= Mass media in Uzbekistan =

Media in Uzbekistan is currently being censored to an extent. Although a government decree officially eliminated state censorship in 2002, it has continued to severely restrict independent journalism, particularly following the Andijan uprising of 2005. Licensing and regulation are controlled by the State Press Committee and the Inter-Agency Coordination Committee, which use their authority to harass, delay and obstruct the activities of independent media outlets. In late 2006, authorities further tightened state control by requiring re-registration by all media outlets that did not pass a summary review of qualifications. In 2005, some 30 to 40 independent television stations and seven independent radio stations were in operation, but four state-owned television stations, run by the Television and Radio Company of Uzbekistan, dominated the market. No live programming is allowed.

Total newspaper readership is estimated at only 50,000; the newspaper market is dominated by the state-owned papers Pravda Vostoka, Halq Sozi, and Narodnoye Slovo. The largest privately owned papers are Novosti Uzbekistana, Noviy Vek, Noviy Den, and Mohiyat. The state controls newspaper distribution and materials supply. In the early 2000s, newspaper articles occasionally criticized government policy and social conditions, but bribery of journalists was common.
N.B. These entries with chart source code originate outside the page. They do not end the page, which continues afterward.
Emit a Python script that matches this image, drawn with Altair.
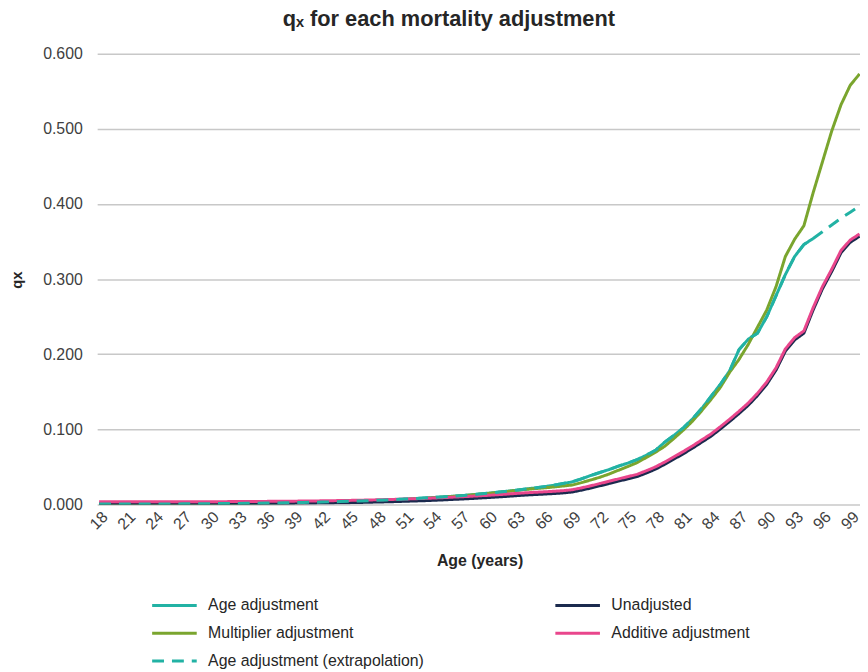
import altair as alt
import pandas as pd

FONT = "Liberation Sans, Arial, sans-serif"

ages = list(range(18, 101))

unadjusted = [
    0.0005, 0.0005, 0.0005, 0.0005, 0.0005, 0.0005, 0.0005, 0.0005, 0.0005,
    0.0006, 0.0006, 0.0006, 0.0007, 0.0007, 0.0008, 0.0008, 0.0009, 0.0010,
    0.0011, 0.0012, 0.0013, 0.0014, 0.0015, 0.0017, 0.0018, 0.0020, 0.0022,
    0.0024, 0.0026, 0.0029, 0.0032, 0.0035, 0.0038, 0.0042, 0.0046, 0.0050,
    0.0055, 0.0060, 0.0066, 0.0072, 0.0078, 0.0085, 0.0092, 0.0100, 0.0108,
    0.0117, 0.0125, 0.0132, 0.0138, 0.0145, 0.0153, 0.0166, 0.0190, 0.0218,
    0.0248, 0.0280, 0.0310, 0.0340, 0.0370, 0.0418, 0.0470, 0.0535, 0.0605,
    0.0675, 0.0750, 0.0830, 0.0910, 0.1005, 0.1105, 0.1210, 0.1320, 0.1450,
    0.1600, 0.1790, 0.2040, 0.2190, 0.2280, 0.2590, 0.2870, 0.3100, 0.3350,
    0.3490, 0.3570,
]

additive = [
    0.0035, 0.0035, 0.0035, 0.0035, 0.0035, 0.0035, 0.0035, 0.0035, 0.0035,
    0.0036, 0.0036, 0.0036, 0.0037, 0.0037, 0.0038, 0.0038, 0.0039, 0.0040,
    0.0041, 0.0042, 0.0043, 0.0044, 0.0045, 0.0047, 0.0048, 0.0050, 0.0052,
    0.0054, 0.0056, 0.0059, 0.0062, 0.0065, 0.0068, 0.0072, 0.0076, 0.0080,
    0.0085, 0.0090, 0.0096, 0.0102, 0.0108, 0.0115, 0.0122, 0.0130, 0.0138,
    0.0147, 0.0155, 0.0162, 0.0168, 0.0175, 0.0183, 0.0196, 0.0220, 0.0248,
    0.0278, 0.0310, 0.0340, 0.0370, 0.0400, 0.0448, 0.0500, 0.0565, 0.0635,
    0.0705, 0.0780, 0.0860, 0.0940, 0.1035, 0.1135, 0.1240, 0.1350, 0.1480,
    0.1630, 0.1820, 0.2070, 0.2220, 0.2310, 0.2620, 0.2900, 0.3130, 0.3380,
    0.3520, 0.3600,
]

multiplier = [
    0.0008, 0.0008, 0.0008, 0.0008, 0.0008, 0.0008, 0.0008, 0.0008, 0.0008,
    0.0010, 0.0010, 0.0010, 0.0011, 0.0011, 0.0013, 0.0013, 0.0014, 0.0016,
    0.0018, 0.0019, 0.0021, 0.0022, 0.0024, 0.0027, 0.0029, 0.0032, 0.0035,
    0.0038, 0.0042, 0.0046, 0.0051, 0.0056, 0.0061, 0.0067, 0.0074, 0.0080,
    0.0088, 0.0096, 0.0106, 0.0115, 0.0125, 0.0136, 0.0147, 0.0160, 0.0173,
    0.0187, 0.0200, 0.0211, 0.0221, 0.0232, 0.0245, 0.0258, 0.0290, 0.0325,
    0.0362, 0.0405, 0.0455, 0.0505, 0.0555, 0.0625, 0.0695, 0.0775, 0.0880,
    0.0990, 0.1110, 0.1250, 0.1400, 0.1560, 0.1760, 0.1930, 0.2130, 0.2360,
    0.2590, 0.2900, 0.3300, 0.3530, 0.3710, 0.4150, 0.4560, 0.4970, 0.5320,
    0.5580, 0.5730,
]

age_adj_ages = list(range(18, 96))
age_adjustment = [
    0.0005, 0.0005, 0.0005, 0.0005, 0.0006, 0.0006, 0.0006, 0.0007, 0.0007,
    0.0008, 0.0009, 0.0010, 0.0011, 0.0012, 0.0013, 0.0014, 0.0015, 0.0017,
    0.0018, 0.0020, 0.0022, 0.0024, 0.0026, 0.0029, 0.0032, 0.0035, 0.0038,
    0.0042, 0.0046, 0.0050, 0.0055, 0.0060, 0.0066, 0.0072, 0.0078, 0.0085,
    0.0092, 0.0100, 0.0108, 0.0117, 0.0127, 0.0138, 0.0150, 0.0163, 0.0176,
    0.0190, 0.0205, 0.0220, 0.0237, 0.0255, 0.0278, 0.0300, 0.0340, 0.0385,
    0.0425, 0.0465, 0.0510, 0.0550, 0.0595, 0.0655, 0.0720, 0.0830, 0.0920,
    0.1020, 0.1140, 0.1280, 0.1440, 0.1600, 0.1780, 0.2060, 0.2200, 0.2280,
    0.2500, 0.2780, 0.3060, 0.3300, 0.3460, 0.3540,
]

extrap_ages = list(range(95, 101))
extrap_tail = [0.3540, 0.3630, 0.3720, 0.3810, 0.3890, 0.3970]

names = [
    "Age adjustment",
    "Unadjusted",
    "Multiplier adjustment",
    "Additive adjustment",
    "Age adjustment (extrapolation)",
]
colors = ["#22B2A4", "#1B2A4E", "#7AA52E", "#E9468C", "#22B2A4"]
dashes = [[1, 0], [1, 0], [1, 0], [1, 0], [12, 8]]
draw_order = [
    "Age adjustment",
    "Multiplier adjustment",
    "Unadjusted",
    "Additive adjustment",
    "Age adjustment (extrapolation)",
]

rows = []
for a, v in zip(ages, unadjusted):
    rows.append({"age": a, "qx": v, "series": "Unadjusted"})
for a, v in zip(ages, additive):
    rows.append({"age": a, "qx": v, "series": "Additive adjustment"})
for a, v in zip(ages, multiplier):
    rows.append({"age": a, "qx": v, "series": "Multiplier adjustment"})
for a, v in zip(age_adj_ages, age_adjustment):
    rows.append({"age": a, "qx": v, "series": "Age adjustment"})
for a, v in zip(age_adj_ages[:-1], age_adjustment[:-1]):
    rows.append({"age": a, "qx": v, "series": "Age adjustment (extrapolation)"})
for a, v in zip(extrap_ages, extrap_tail):
    rows.append({"age": a, "qx": v, "series": "Age adjustment (extrapolation)"})
df = pd.DataFrame(rows)

legend = alt.Legend(
    title=None,
    orient="none",
    legendX=54,
    legendY=547,
    direction="horizontal",
    columns=2,
    symbolType="stroke",
    symbolSize=2025,
    symbolStrokeWidth=3,
    labelFont=FONT,
    labelFontSize=16,
    labelColor="#262626",
    labelOffset=10,
    labelLimit=400,
    clipHeight=20,
    rowPadding=8,
    columnPadding=131,
    padding=0,
)

base = alt.Chart(df).mark_line(strokeWidth=3, clip=True).encode(
    x=alt.X(
        "age:Q",
        scale=alt.Scale(domain=[17.79, 100.05], nice=False, zero=False),
        axis=alt.Axis(
            values=list(range(18, 100, 3)),
            labelAngle=-45,
            labelAlign="right",
            labelBaseline="top",
            labelPadding=4,
            labelFlush=False,
            labelOverlap=False,
            labelFont=FONT,
            labelFontSize=16,
            labelColor="#404040",
            grid=False,
            domain=False,
            ticks=False,
            title="Age (years)",
            titleFont=FONT,
            titleFontSize=16,
            titleFontWeight="bold",
            titleColor="#262626",
            titleX=386,
            titleY=62,
            titleAlign="center",
            titleBaseline="alphabetic",
        ),
    ),
    y=alt.Y(
        "qx:Q",
        scale=alt.Scale(domain=[0, 0.6], nice=False, zero=True),
        axis=alt.Axis(
            values=[0.0, 0.1, 0.2, 0.3, 0.4, 0.5, 0.6],
            format=".3f",
            grid=True,
            gridColor="#C8C8C8",
            gridWidth=1.5,
            domain=False,
            ticks=False,
            labelFont=FONT,
            labelFontSize=16,
            labelColor="#404040",
            labelPadding=15,
            title="qx",
            titleFont=FONT,
            titleFontSize=15,
            titleFontWeight="bold",
            titleColor="#262626",
            titleAngle=270,
            titleX=-81,
            titleY=228,
            titleAlign="center",
            titleBaseline="middle",
        ),
    ),
    color=alt.Color("series:N", scale=alt.Scale(domain=names, range=colors), legend=legend),
    strokeDash=alt.StrokeDash("series:N", scale=alt.Scale(domain=names, range=dashes), legend=legend),
)

layers = [base.transform_filter(alt.datum.series == s) for s in draw_order]

chart = alt.layer(*layers).properties(
    width=770,
    height=455,
    autosize=alt.AutoSizeParams(type="none"),
    padding={"left": 90, "top": 43, "right": 0, "bottom": 165},
    title=alt.Title(
        "qₓ for each mortality adjustment",
        font=FONT,
        fontSize=22,
        fontWeight="bold",
        color="#262626",
        anchor="middle",
        dx=-30,
        dy=19,
        offset=17,
        baseline="alphabetic",
    ),
).configure_view(stroke=None)

chart.save("out.html", embed_options={"renderer": "svg", "actions": False})
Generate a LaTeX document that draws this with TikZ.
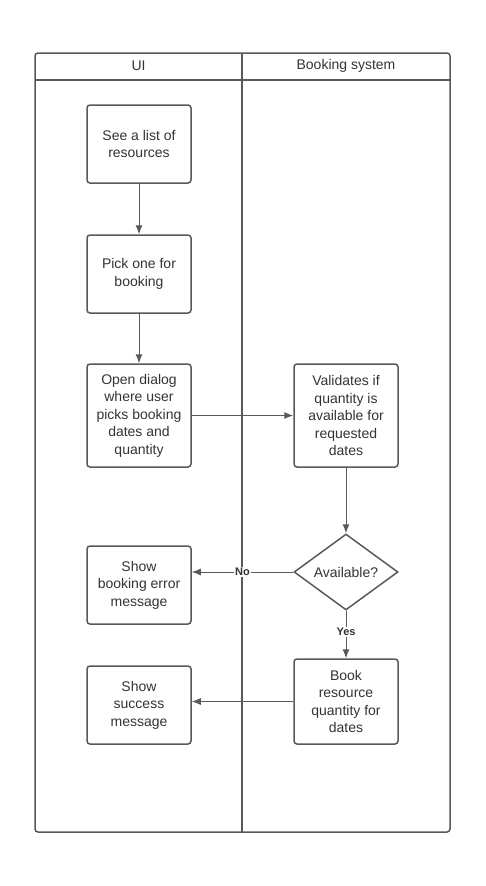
\documentclass[tikz,border=0pt]{standalone}
\usepackage{fontspec}
\setmainfont{Liberation Sans}
\usetikzlibrary{shapes.geometric,arrows.meta}
\definecolor{ln}{HTML}{595959}
\definecolor{tx}{HTML}{333333}
\begin{document}
\begin{tikzpicture}[x=1pt,y=-1pt,
  box/.style={draw=ln,line width=1.5pt,rounded corners=3pt,minimum width=104pt,align=center,text=tx,font=\fontsize{14}{17.5}\selectfont,inner sep=0pt},
  dia/.style={diamond,draw=ln,line width=1.5pt,minimum width=104pt,minimum height=76pt,inner sep=0pt,aspect=1.37,text=tx,font=\fontsize{14}{17.5}\selectfont},
  conn/.style={draw=ln,line width=1pt,-{Latex[length=9pt,width=7pt]}},
  lab/.style={font=\bfseries\fontsize{11}{13}\selectfont,text=tx,fill=white,inner sep=1pt},
  lane/.style={draw=ln,line width=1.5pt}]
\useasboundingbox (0,0) rectangle (485,886);
% frame
\draw[lane,rounded corners=3pt] (35,53) rectangle (450,832);
\draw[lane] (35,80) -- (450,80);
\draw[lane] (242,53) -- (242,832);
\node[text=tx,font=\fontsize{14}{17}\selectfont] (hui) at (138.5,66) {UI};
\node[text=tx,font=\fontsize{14}{17}\selectfont] (hbs) at (346,66) {Booking system};
% nodes
\node[box,minimum height=78pt] (see) at (139,144) {See a list of\\resources};
\node[box,minimum height=78pt] (pick) at (139,274) {Pick one for\\booking};
\node[box,minimum height=103pt] (open) at (139,415.5) {Open dialog\\where user\\picks booking\\dates and\\quantity};
\node[box,minimum height=103pt] (val) at (346,415.5) {Validates if\\quantity is\\available for\\requested\\dates};
\node[dia] (avail) at (346,572) {Available?};
\node[box,minimum height=78pt] (err) at (139,585) {Show\\booking error\\message};
\node[box,minimum height=85pt] (book) at (346,701.5) {Book\\resource\\quantity for\\dates};
\node[box,minimum height=78pt] (succ) at (139,705) {Show\\success\\message};
% connectors
\draw[conn] (see) -- (pick);
\draw[conn] (pick) -- (open);
\draw[conn] (open) -- (val);
\draw[conn] (val) -- (avail);
\draw[conn] (avail.west) -- node[lab,pos=0.5] {No} (avail.west -| err.east);
\draw[conn] (avail) -- node[lab,pos=0.45] {Yes} (book);
\draw[conn] (book.west) -- (book.west -| succ.east);
\end{tikzpicture}
\end{document}
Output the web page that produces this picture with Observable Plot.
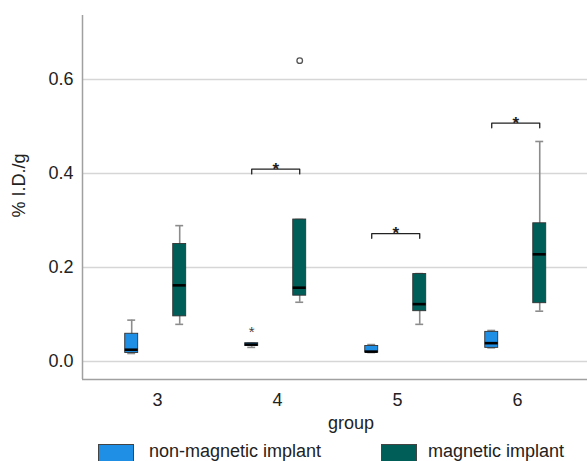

The only national news agency, the Uzbekistan National News Agency, is state-controlled. Agence France-Presse (of France), Anadolu Ajansı (of Turkey), the Associated Press, Interfax (of Russia), and Reuters are foreign agencies with offices in Uzbekistan. The government forced Radio Free Europe–Radio Liberty to close its Tashkent office in late 2005. In early 2006, a new media law placed further restrictions on the activities of foreign news organizations in Uzbekistan.

==Censorship==
In 2011, the flow of information coming out of the country remained tightly controlled by the authorities, although a few independent voices continued to report from inside Uzbekistan. The news website Uznews.net operated from 2006 to 2014. At the time, it was one of the few sources that still maintained a network of journalists covering day-to-day events in Uzbekistan.

Journalism in Uzbekistan remains a dangerous profession, and a number of reporters have been imprisoned for practising it. In 2011 alone, eleven journalists were imprisoned in Uzbekistan.

==Television==

Television in Uzbekistan was first introduced in 1956 when the Uzbek SSR was part of the Soviet Union. The first national television channel was Oʻzbekiston, which was introduced at the beginning of transmission of Uzbekistan. Colour television was also introduced in the 1970s. Back then, Oʻzbekiston was the only TV channel and it broadcast several times a day. Uzbekistan's first private television channel, STV, started broadcasting on 15 May 1991.

In 2005, some 30 to 40 independent television stations were in operation, but four state-owned television stations, run by the Television and Radio Company of Uzbekistan, dominated the market. No live programming is allowed.

===Digital===
====Uzdigital====
Uzbekistan's first and leading digital platform launched in 2009. In 2013, high definition television in HD was launched on a commercial basis. Uzdigital recently launched its own HD channels, such as Zoʻr TV HD, MY5 HD, Sevimli HD, Kinoteatr HD, Milliy HD, and UzHD.

In September 2012, audiences had reached 1 million.